Walsh's Case and Election of Remedies
In addressing the case of Hugh F. Walsh, the court noted a discrepancy between the initial findings favoring Walsh and the subsequent judgment against him. The court recognized that Walsh had previously sued the corporation in state court, obtained a judgment, and collected on that judgment, which might have influenced the trial court's later decision. However, the court emphasized that it could not assume the trial court's reasoning was based on an election of remedies, as this interpretation was not legally supported in this context. The court expressed its inability to discern any rationale for the trial court's change in judgment regarding Walsh without further explanation. Consequently, the court found it necessary to remand Walsh's case to the lower court for further proceedings, allowing for a comprehensive examination of his claims against the directors. This remand aimed to ensure that due process was observed and that Walsh was afforded a fair opportunity to present his case against the directors, given the lack of clarity in the original judgment's rationale.
Conclusion of the Court
The court concluded by affirming the judgment in favor of Lawrence Drake, holding the directors liable for the amount due on his promissory note.

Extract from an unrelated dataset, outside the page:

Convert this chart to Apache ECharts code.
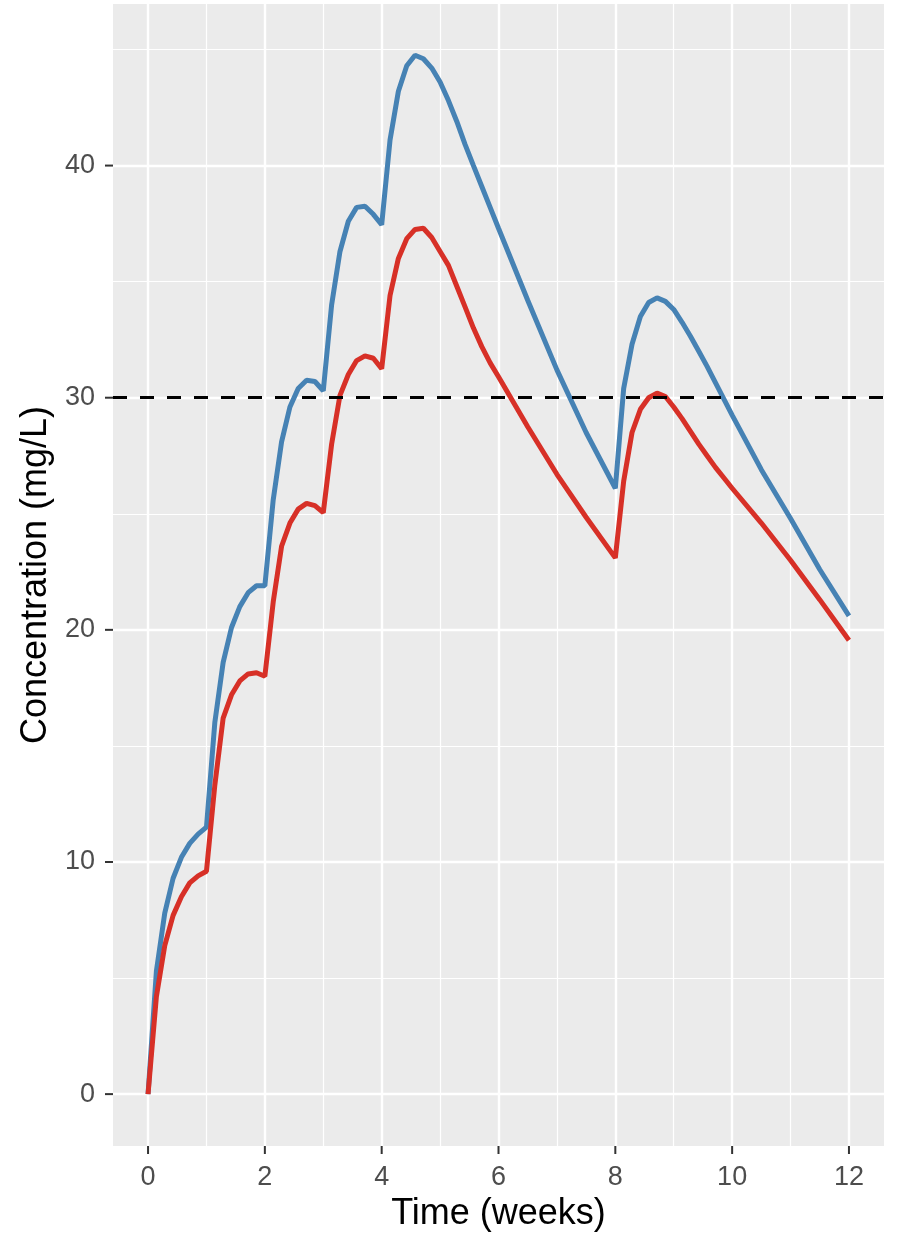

It clarified that the directors' failure to utilize the funds from the stock sale as stipulated in the notes constituted a breach of their fiduciary duties, thereby justifying personal liability. Conversely, the court reversed the judgment concerning Hugh F. Walsh, recognizing the need for a reevaluation of his claims against the directors due to the unexplained shift in the trial court's decision. This differentiation underscored the importance of clarity in judicial reasoning and the necessity for equitable treatment of all parties involved. Overall, the court's rulings reinforced the accountability of corporate directors in managing their companies' financial obligations and highlighted the legal protections afforded to creditors in corporate financing arrangements.